Por Paulina Araneda
ARCHIVO / AGENCIA UNO

Hace una semana una profesora me comentó que un alumno de segundo básico le pregunta: ¿nosotros cuándo hablaremos del golpe?, esa pregunta llena de interés y curiosidad despertó en el resto del curso murmullo y nuevas preguntas.

La profesora les preguntó qué era para ellos “un golpe”, sus estudiantes opinaron y llegaron a la conclusión que era algo malo para todes.  Esta conclusión del grupo abrió ahora una pregunta de la profesora: ¿han escuchado o vivido golpes que duelan tanto como para recordarlos?.

Al unísono muchos reaccionaron y la sala se llenó de historias, de murmullos y de relatos que hablaban de momentos vividos en primera persona o experiencias de las cuales habían sido testigos.  La profesora conmovida les preguntó qué era lo que más les había dolido de esas situaciones y lo que se repitió fue el sentir que no habían sido escuchados.  El dolor entonces era el silencio, la experiencia de vivir algo que duele o no se entiende y de lo que no se habla.

Traigo este relato a colación porque durante este mes hemos escuchado diversidad de experiencias y relatos sobre “el golpe”, y algo que con frecuencia se repite es el silencio, el no hablar de lo vivido o de lo que se siente por miedo o porque estaba prohibido.  Hablar de lo que les sucede es una medida protectora para niños y niñas, es un aprendizaje que requiere ejercitar la escucha y también la confianza entre las personas, hablar en primera persona permite procesar lo vivido, “sacarlo todo afuera para que adentro nazcan cosas nuevas”.

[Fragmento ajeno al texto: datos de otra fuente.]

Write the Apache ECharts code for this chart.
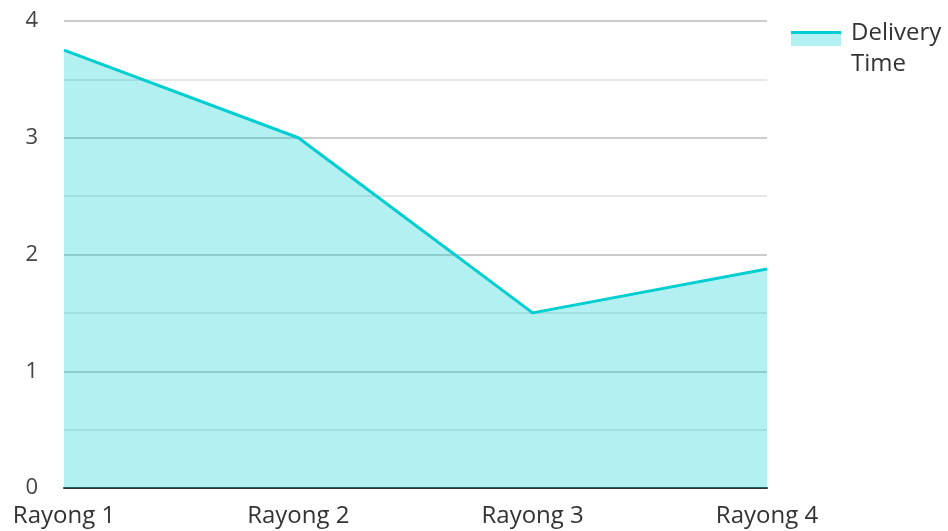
<!DOCTYPE html>
<html>
<head>
<meta charset="utf-8">
<script src="https://cdn.jsdelivr.net/npm/echarts@6/dist/echarts.min.js"></script>
<style>
    html, body { margin: 0; padding: 0; background: #fff; }
    #main { width: 948px; height: 531px; }
</style>
</head>
<body>
<div id="main"></div>
<script>
const categories = ['Rayong 1', 'Rayong 2', 'Rayong 3', 'Rayong 4']
const deliveryTime = [3.75, 3.0, 1.5, 1.875]
const yTicks = [0, 1, 2, 3, 4]
const seriesName = 'Delivery Time'

const chart = echarts.init(document.getElementById('main'))
chart.setOption({
    textStyle: { fontFamily: 'Open Sans' },
    animation: false,
    grid: { left: 64, right: 181, top: 21, bottom: 43 },
    xAxis: {
        type: 'category',
        data: categories,
        boundaryGap: false,
        axisLine: { lineStyle: { color: '#333', width: 2 } },
        axisTick: { show: false },
        axisLabel: { fontSize: 24, color: '#333', margin: 16 }
    },
    yAxis: {
        type: 'value',
        min: yTicks[0],
        max: yTicks[yTicks.length - 1],
        interval: 1,
        axisLine: { show: false },
        axisTick: { show: false },
        axisLabel: { fontSize: 22, color: '#444', margin: 26 },
        splitLine: { lineStyle: { color: '#cccccc', width: 2 } },
        minorTick: { show: false, splitNumber: 2 },
        minorSplitLine: { show: true, lineStyle: { color: '#e6e6e6', width: 2 } }
    },
    series: [{
        name: seriesName,
        type: 'line',
        data: deliveryTime,
        symbol: 'none',
        lineStyle: { color: '#00ced1', width: 3 },
        itemStyle: { color: '#00ced1' },
        areaStyle: { color: '#00ced1', opacity: 0.3 }
    }],
    // legend drawn by hand: line on top of the area swatch, text wrapped in two lines
    graphic: [{
        type: 'rect',
        left: 791,
        top: 31,
        shape: { width: 50, height: 15 },
        style: { fill: '#b2f0f1' }
    }, {
        type: 'rect',
        left: 791,
        top: 31,
        shape: { width: 50, height: 3 },
        style: { fill: '#00ced1' }
    }, {
        type: 'text',
        left: 851,
        top: 18,
        style: {
            text: 'Delivery\nTime',
            font: '24px "Open Sans"',
            fill: '#333',
            lineHeight: 31
        }
    }]
})
</script>
</body>
</html>
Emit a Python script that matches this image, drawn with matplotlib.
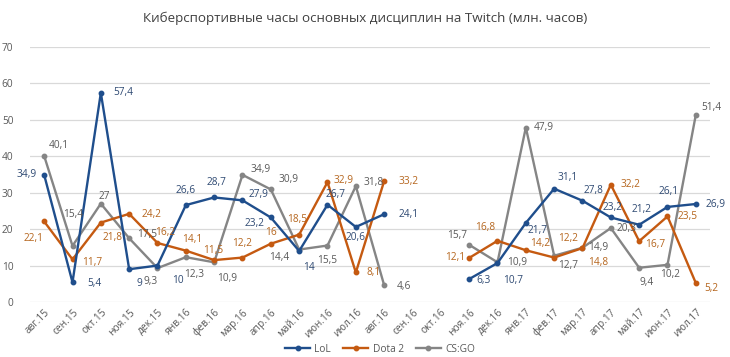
import numpy as np
import matplotlib.pyplot as plt

plt.rcParams['font.family'] = ['Open Sans', 'DejaVu Sans']

months = ['авг.15', 'сен.15', 'окт.15', 'ноя.15', 'дек.15', 'янв.16', 'фев.16', 'мар.16',
          'апр.16', 'май.16', 'июн.16', 'июл.16', 'авг.16', 'сен.16', 'окт.16', 'ноя.16',
          'дек.16', 'янв.17', 'фев.17', 'мар.17', 'апр.17', 'май.17', 'июн.17', 'июл.17']
nan = np.nan
lol = [34.9, 5.4, 57.4, 9, 10, 26.6, 28.7, 27.9, 23.2, 14, 26.7, 20.6, 24.1, nan, nan,
       6.3, 10.7, 21.7, 31.1, 27.8, 23.2, 21.2, 26.1, 26.9]
dota = [22.1, 11.7, 21.8, 24.2, 16.2, 14.1, 11.5, 12.2, 16, 18.5, 32.9, 8.1, 33.2, nan, nan,
        12.1, 16.8, 14.2, 12.2, 14.8, 32.2, 16.7, 23.5, 5.2]
csgo = [40.1, 15.4, 27, 17.5, 9.3, 12.3, 10.9, 34.9, 30.9, 14.4, 15.5, 31.8, 4.6, nan, nan,
        15.7, 10.9, 47.9, 12.7, 14.9, 20.3, 9.4, 10.2, 51.4]

# label offsets in pixels (dx, dy), text centred on that spot
lol_off = [(-18, 0), (22, -1), (22, 0), (10, -14), (20, -15), (0, 15), (2, 15), (16, 6),
           (-16, -6), (10, -16), (8, 10), (0, -11), (24, 0), None, None,
           (14, -1), (16, -17), (12, -8), (14, 11), (11, 10), (2, 10), (2, 15), (1, 15), (20, 0)]
dota_off = [(-11, -17), (20, -3), (12, -15), (22, -1), (8, 10), (6, 11), (-1, 10), (0, 14),
            (0, 11), (-2, 15), (16, 2), (18, 0), (24, 0), None, None,
            (-14, 0), (-12, 13), (14, 7), (14, 19), (16, -14), (20, 0), (16, -3), (20, 0), (16, -5)]
csgo_off = [(15, 10), (1, 31), (3, 7), (18, 4), (-7, -13), (8, -17), (13, -16), (18, 5),
            (18, 10), (-20, -8), (0, -15), (18, 4), (20, -1), None, None,
            (-12, 9), (20, 0), (18, 0), (14, -10), (16, 0), (16, 0), (7, -15), (3, -10), (16, 7)]

c_lol = '#1f4e8c'
c_dota = '#c55a11'
c_csgo = '#858585'
c_lol_t = '#2f4a73'
c_dota_t = '#b5651d'
c_csgo_t = '#595959'

fig = plt.figure(figsize=(7.3, 3.57), dpi=100)
ax = fig.add_axes([30 / 730, 55 / 357, 680 / 730, 255 / 357])
x = np.arange(len(months))

for vals, col, tcol, offs, name in [(csgo, c_csgo, c_csgo_t, csgo_off, 'CS:GO'),
                                    (dota, c_dota, c_dota_t, dota_off, 'Dota 2'),
                                    (lol, c_lol, c_lol_t, lol_off, 'LoL')]:
    ax.plot(x, vals, color=col, lw=1.7, marker='o', ms=3.2, label=name, zorder=3)
    for i, v in enumerate(vals):
        if np.isnan(v):
            continue
        txt = ('%g' % v).replace('.', ',')
        ax.annotate(txt, (i, v), xytext=offs[i], textcoords='offset pixels',
                    ha='center', va='center', fontsize=7.3, color=tcol, zorder=4)

ax.set_xlim(-0.5, len(months) - 0.5)
ax.set_ylim(0, 70)
ax.set_yticks(range(0, 71, 10))
ax.yaxis.grid(True, color='#d9d9d9', lw=0.9)
ax.set_axisbelow(True)
for s in ax.spines.values():
    s.set_visible(False)
ax.tick_params(length=0, colors='#595959', labelsize=7.3)
ax.tick_params(axis='y', pad=12)
ax.set_xticks(x)
ax.set_xticklabels(months, rotation=45, ha='right', rotation_mode='anchor')

fig.text(0.5, 1 - 18 / 357, 'Киберспортивные часы основных дисциплин на Twitch (млн. часов)',
         ha='center', va='center', fontsize=9.6, color='#404040')

h, l = ax.get_legend_handles_labels()
order = [2, 1, 0]
fig.legend([h[k] for k in order], [l[k] for k in order], loc='center',
           bbox_to_anchor=(380 / 730, 1 - 349 / 357), ncol=3, frameon=False,
           fontsize=7.3, labelcolor='#595959', handlelength=2.5, columnspacing=1.2,
           handletextpad=0.4)

fig.savefig('out.png', dpi=100)
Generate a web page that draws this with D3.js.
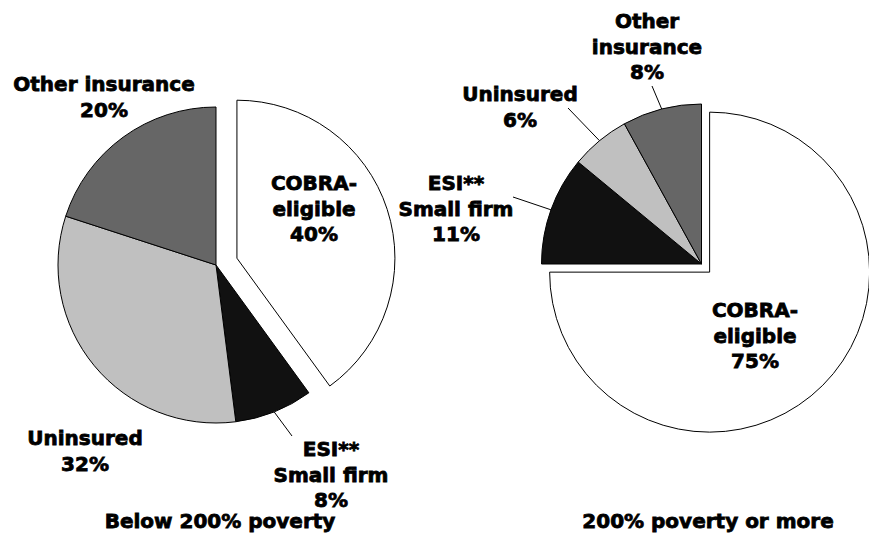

Hablar entonces de reconocimiento de las voces de niños y niñas es un ejercicio que también contribuirá a un “Nunca +”, no solo en términos de lo acontecido en nuestro país, sino que en la vida cotidiana de muchas de ellas y ellos que son tratados como si no entendieran, como testigos invisibles de situaciones que les afectan y que van quedando dentro de ellos, como si mantenerlas así fuera un mandato que les impide expresar, pues no están los espacios de cariño y acogida que se requieren.

La forma en que educamos a nuestras niñas y niños está directamente vinculada con la sociedad que deseamos ser, con la democracia que queremos tener.

Les invito a no perder la oportunidad de desobedecer los mandatos que silencian y que afectan la vida de tantas personas a quienes se les impide crear cosas nuevas, confiar y sentirse partícipes de una comunidad que acoge, que protege a sus miembros y que entiende que su permanencia dice relación con la capacidad de respetar la dignidad de todas las personas, independientemente de su condición, edad, identidad, ideas o creencias.

Entonces, si alguna niña les pregunta: cuándo vamos a hablar del golpe o de otro tema, deténgase y póngase a su altura y atrévanse a escuchar preguntas y percepciones que le enriquecerán y les permitirán comprender que aprender a convivir es un acto consciente que requiere decisión e intención hasta que se vuelva cotidiano.